I wonder if we aren’t making that same mistake today. Too many of my contemporaries appear resigned to a crapsack future of battery-powered “mobility” where the freeways are autonomous and a car is something you rent via an app, not own as a hobby. And yet the path to that future is no clearer than it was in 1978. Maybe less so, because back then we understood a lot less about chemical electricity storage than we do today. What will the automotive landscape be like forty-five years from now?
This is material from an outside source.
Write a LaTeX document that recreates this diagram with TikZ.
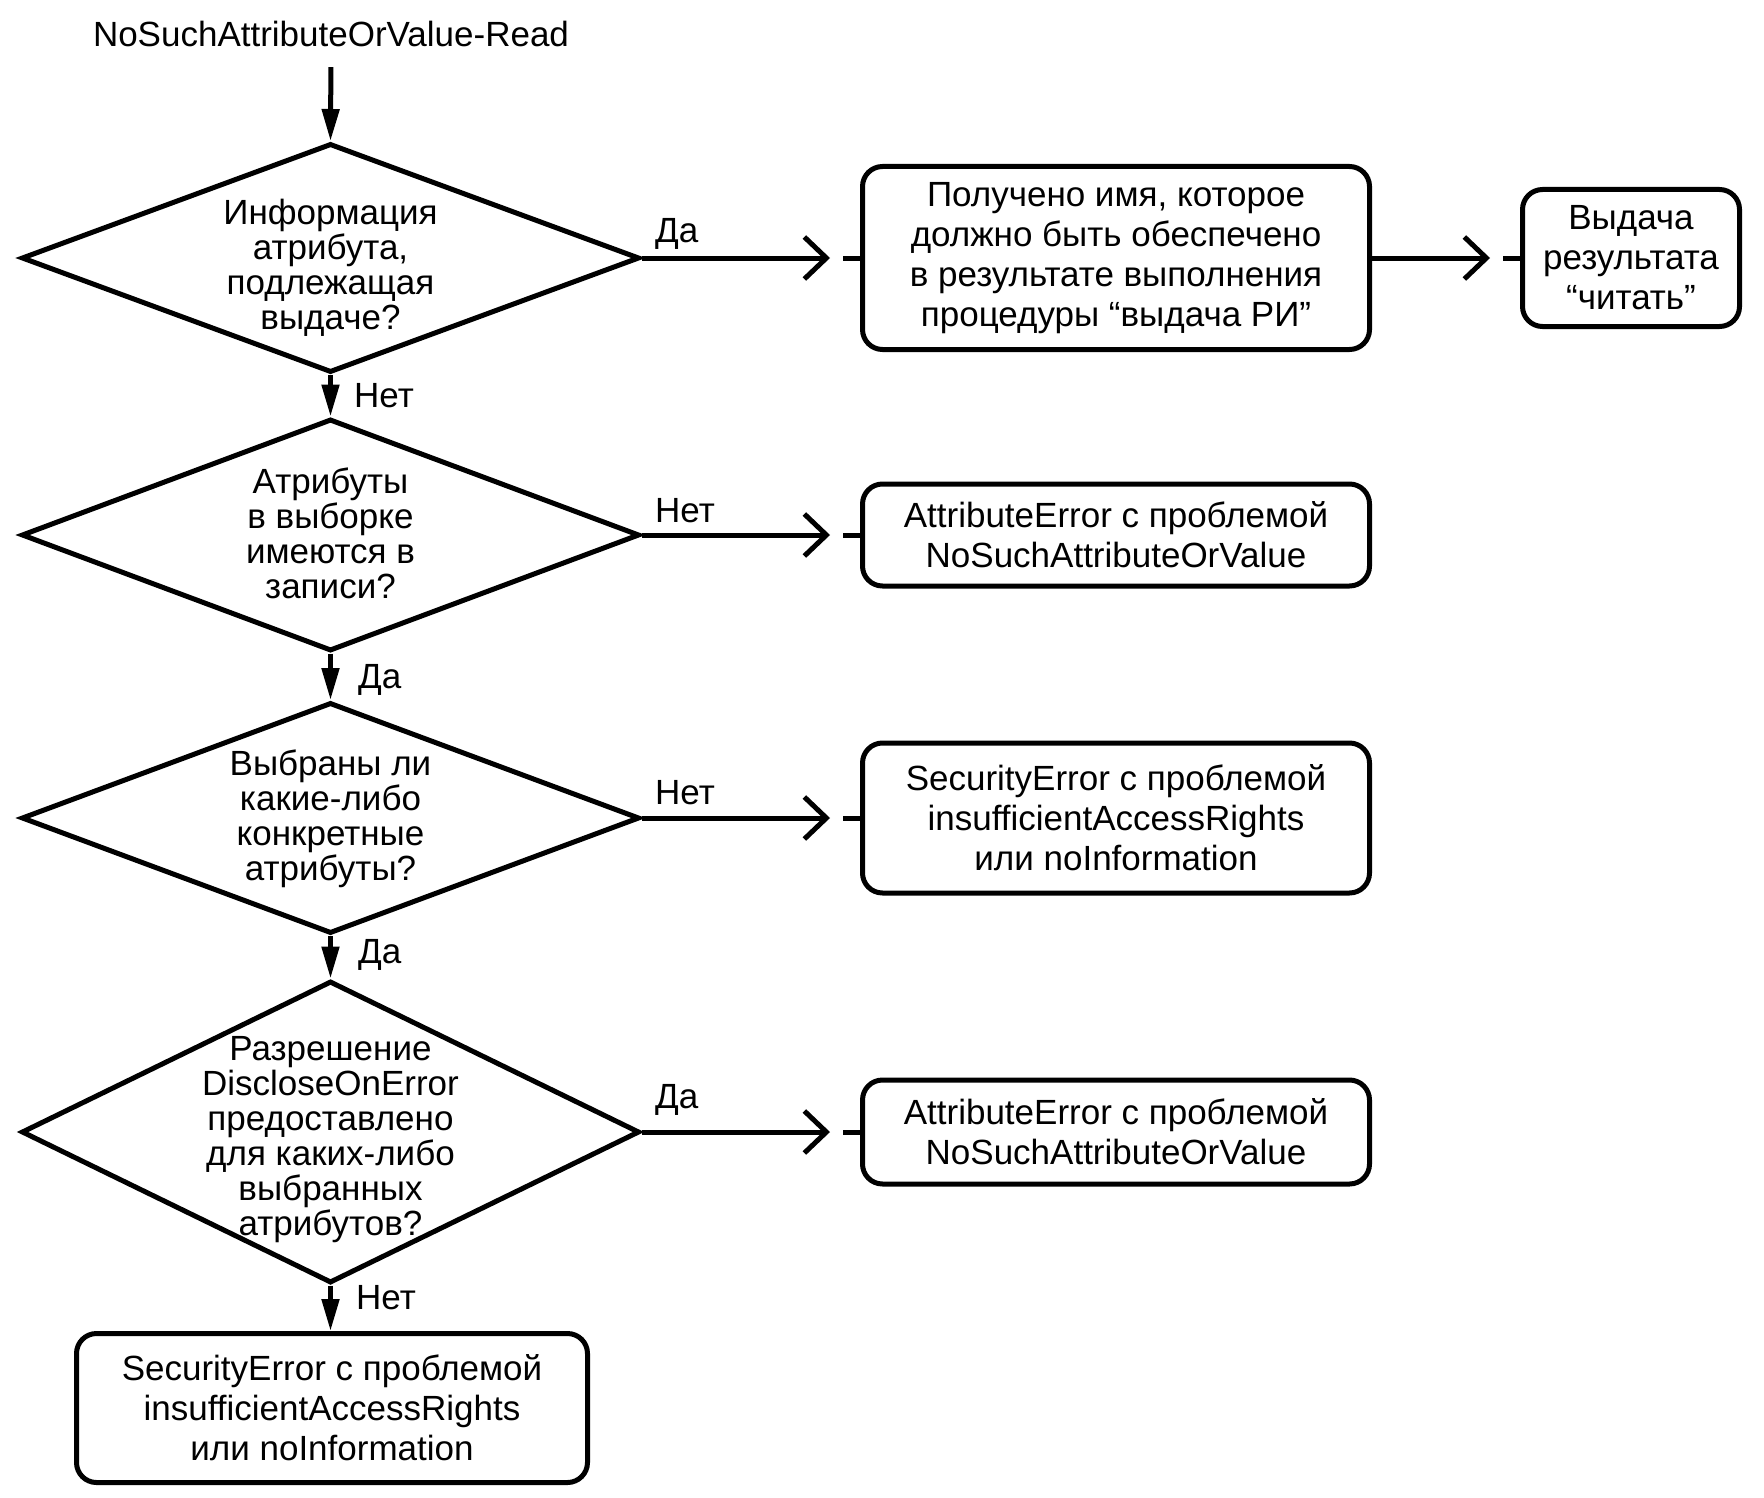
\documentclass[tikz,border=0pt]{standalone}
\usepackage{fontspec}
\setmainfont{Liberation Sans}
\usetikzlibrary{shapes.geometric,arrows.meta}
\begin{document}
\begin{tikzpicture}[x=1pt,y=1pt,
  txt/.style={font=\fontsize{35}{40}\selectfont, inner sep=0pt},
  dia/.style={draw, diamond, line width=5pt, inner sep=0pt, minimum width=618pt},
  dtext/.style={align=center, inner sep=0pt, font=\fontsize{35}{35}\selectfont},
  box/.style={draw, rounded corners=20pt, line width=5pt, align=center, inner sep=0pt, font=\fontsize{35}{40}\selectfont},
  conn/.style={line width=5pt},
  downarrow/.style={conn, -{Triangle[length=32pt,width=17pt]}},
  rarrow/.style={conn, -{Straight Barb[length=22pt,width=42pt]}},
  lbl/.style={txt, anchor=base west}
]
\useasboundingbox (0,0) rectangle (1764,-1498);

% title
\node[txt] (title) at (331,-34) {NoSuchAttributeOrValue-Read};

% diamonds
\node[dia, minimum height=229pt] (d1) at (330.5,-258) {};
\node[dia, minimum height=232pt] (d2) at (330.5,-535) {};
\node[dia, minimum height=231pt] (d3) at (330.5,-818) {};
\node[dia, minimum height=302pt] (d4) at (330.5,-1132) {};
\node[dtext] (t1) at (330.5,-268) {Информация\\атрибута,\\подлежащая\\выдаче?};
\node[dtext] (t2) at (330.5,-533) {Атрибуты\\в выборке\\имеются в\\записи?};
\node[dtext] (t3) at (330.5,-819) {Выбраны ли\\какие-либо\\конкретные\\атрибуты?};
\node[dtext] (t4) at (330.5,-1140) {Разрешение\\DiscloseOnError\\предоставлено\\для каких-либо\\выбранных\\атрибутов?};

% boxes
\node[box, minimum width=507pt, minimum height=183pt] (b1) at (1116,-258) {Получено имя, которое\\должно быть обеспечено\\в результате выполнения\\процедуры “выдача РИ”};
\node[box, minimum width=217pt, minimum height=137pt] (b6) at (1631,-258) {Выдача\\результата\\“читать”};
\node[box, minimum width=507pt, minimum height=102pt] (b2) at (1116,-535) {AttributeError с проблемой\\NoSuchAttributeOrValue};
\node[box, minimum width=507pt, minimum height=150pt] (b3) at (1116,-818) {SecurityError с проблемой\\insufficientAccessRights\\или noInformation};
\node[box, minimum width=507pt, minimum height=104pt] (b4) at (1116,-1132) {AttributeError с проблемой\\NoSuchAttributeOrValue};
\node[box, minimum width=511pt, minimum height=149pt] (b5) at (332,-1408) {SecurityError с проблемой\\insufficientAccessRights\\или noInformation};

% vertical connectors
\draw[downarrow, shorten <=20pt] (title.south) -- (d1.north);
\draw[downarrow] (d1.south) -- (d2.north);
\draw[downarrow] (d2.south) -- (d3.north);
\draw[downarrow] (d3.south) -- (d4.north);
\draw[downarrow] (d4.south) -- (d4.south |- b5.north);

% horizontal connectors
\draw[rarrow] (d1.east) -- ([xshift=-30pt]b1.west);
\draw[conn] ([xshift=-17pt]b1.west) -- (b1.west);
\draw[rarrow] (b1.east) -- ([xshift=-30pt]b6.west);
\draw[conn] ([xshift=-17pt]b6.west) -- (b6.west);
\draw[rarrow] (d2.east) -- ([xshift=-30pt]b2.west);
\draw[conn] ([xshift=-17pt]b2.west) -- (b2.west);
\draw[rarrow] (d3.east) -- ([xshift=-30pt]b3.west);
\draw[conn] ([xshift=-17pt]b3.west) -- (b3.west);
\draw[rarrow] (d4.east) -- ([xshift=-30pt]b4.west);
\draw[conn] ([xshift=-17pt]b4.west) -- (b4.west);

% labels
\node[lbl] (l1) at (655,-243) {Да};
\node[lbl] (l2) at (655,-522) {Нет};
\node[lbl] (l3) at (655,-804) {Нет};
\node[lbl] (l4) at (655,-1108) {Да};
\node[lbl] (l5) at (354,-407) {Нет};
\node[lbl] (l6) at (358,-688) {Да};
\node[lbl] (l7) at (358,-963) {Да};
\node[lbl] (l8) at (356,-1309) {Нет};
\end{tikzpicture}
\end{document}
If the changes between 1978 and 2022 are any guide, the future won’t be worried about meeting our current expectations. It might be a paradise of nearly perfect internal-combustion, coupled with the widespread availability of gasoline derived from trash and nuclear energy. (Yes, that’s a real thing, and a bit closer to practical implementation than the super-batteries.) Or it could be a hellscape of JohnnyCabs and anarcho-tyranny where you, the law-abiding citizen, will have to get a daily booster shot of mysterious substances and fill out some sort of political affirmation just to put on a hazmat suit and sit in a creaking bus while 2023 Nissan Altimas whip past you on the freeway loaded to the gills with fentanyl and hand-held railguns. Your guess is as good as mine—and that’s what it is. It’s a guess. Don’t fool yourself into thinking you can predict the future any better than Don Sherman could in his Buyer’s Guide. Probably not as well. What can I say? That man is a treasure. Imagine letting him leave your magazine to hang around with reprobates like me. Just goes to show you that there’s a limit to genius, but no limit to stupidity. I guess one thing hasn’t changed since 1978, anyway!